Joel-Peter Witkin: An Objective Eye - ★★★½

Joel-Peter Witkin: An Objective Eye - ★★★½


“I think we're living in an age of total none entity.”

- Joel-Peter Witkin

Compelling documentary on extremely controversial New York photographer Joel-Peter Witkin. Featuring in-depth interviews with Witkin himself and his friends, colleagues and art critics who know and understand him the closest.
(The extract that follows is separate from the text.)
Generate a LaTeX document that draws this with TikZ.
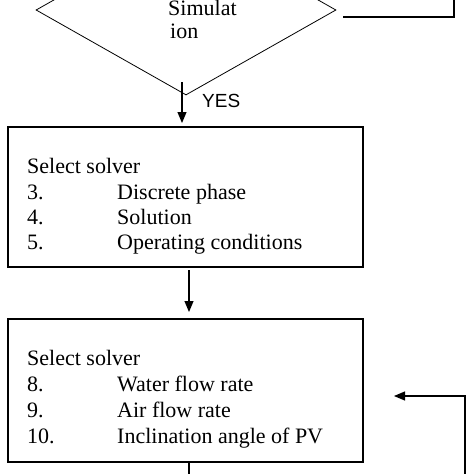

I've always been a fan of outsider art, especially what makes their bizarre artists tick. Thomas A. Marino's workman-like documentary 'An Objective Eye' is a really fine example. Subversive, genius, ghoulish and maverick are all words you could throw at Joel-Peter Witkin's, and each would fit to a certain extent. I started watching this 2 hour docu without much pre-knowledge of his work, just an abhorrent morbid curiosity at why the slightly odd yet jovial 70 year old Witkins photographs corpses, limbs, amputees, freaks and various other weird subjects. As the film rolls we see Witkins feverishly working in his studio chatting candidly to the camera, as it moves along he and his heady friends elaborate on his childhood years. Of how hes an identical twin and was born a triplet, the the eldest (a sister) of the three had died during birth. And also an event during his formative years he witnessed a car accident that resulted in him seeing a woman beheaded, that changed his view on death and the body. Its paints it pretty clear he was never destined to become an Athena poster artist. But hes an unquestionably gifted and really interesting guy that made a fascinating subject (2 hours though was a tad overlong).

[Personal Reasons For Remembering]

Ethically right or wrong his artworks eerily captivating (just g666gle it and see for yourself). They kinda remind me of 4AD era Pixies record covers, or what I suspect David Lynch's fridge contents to be like.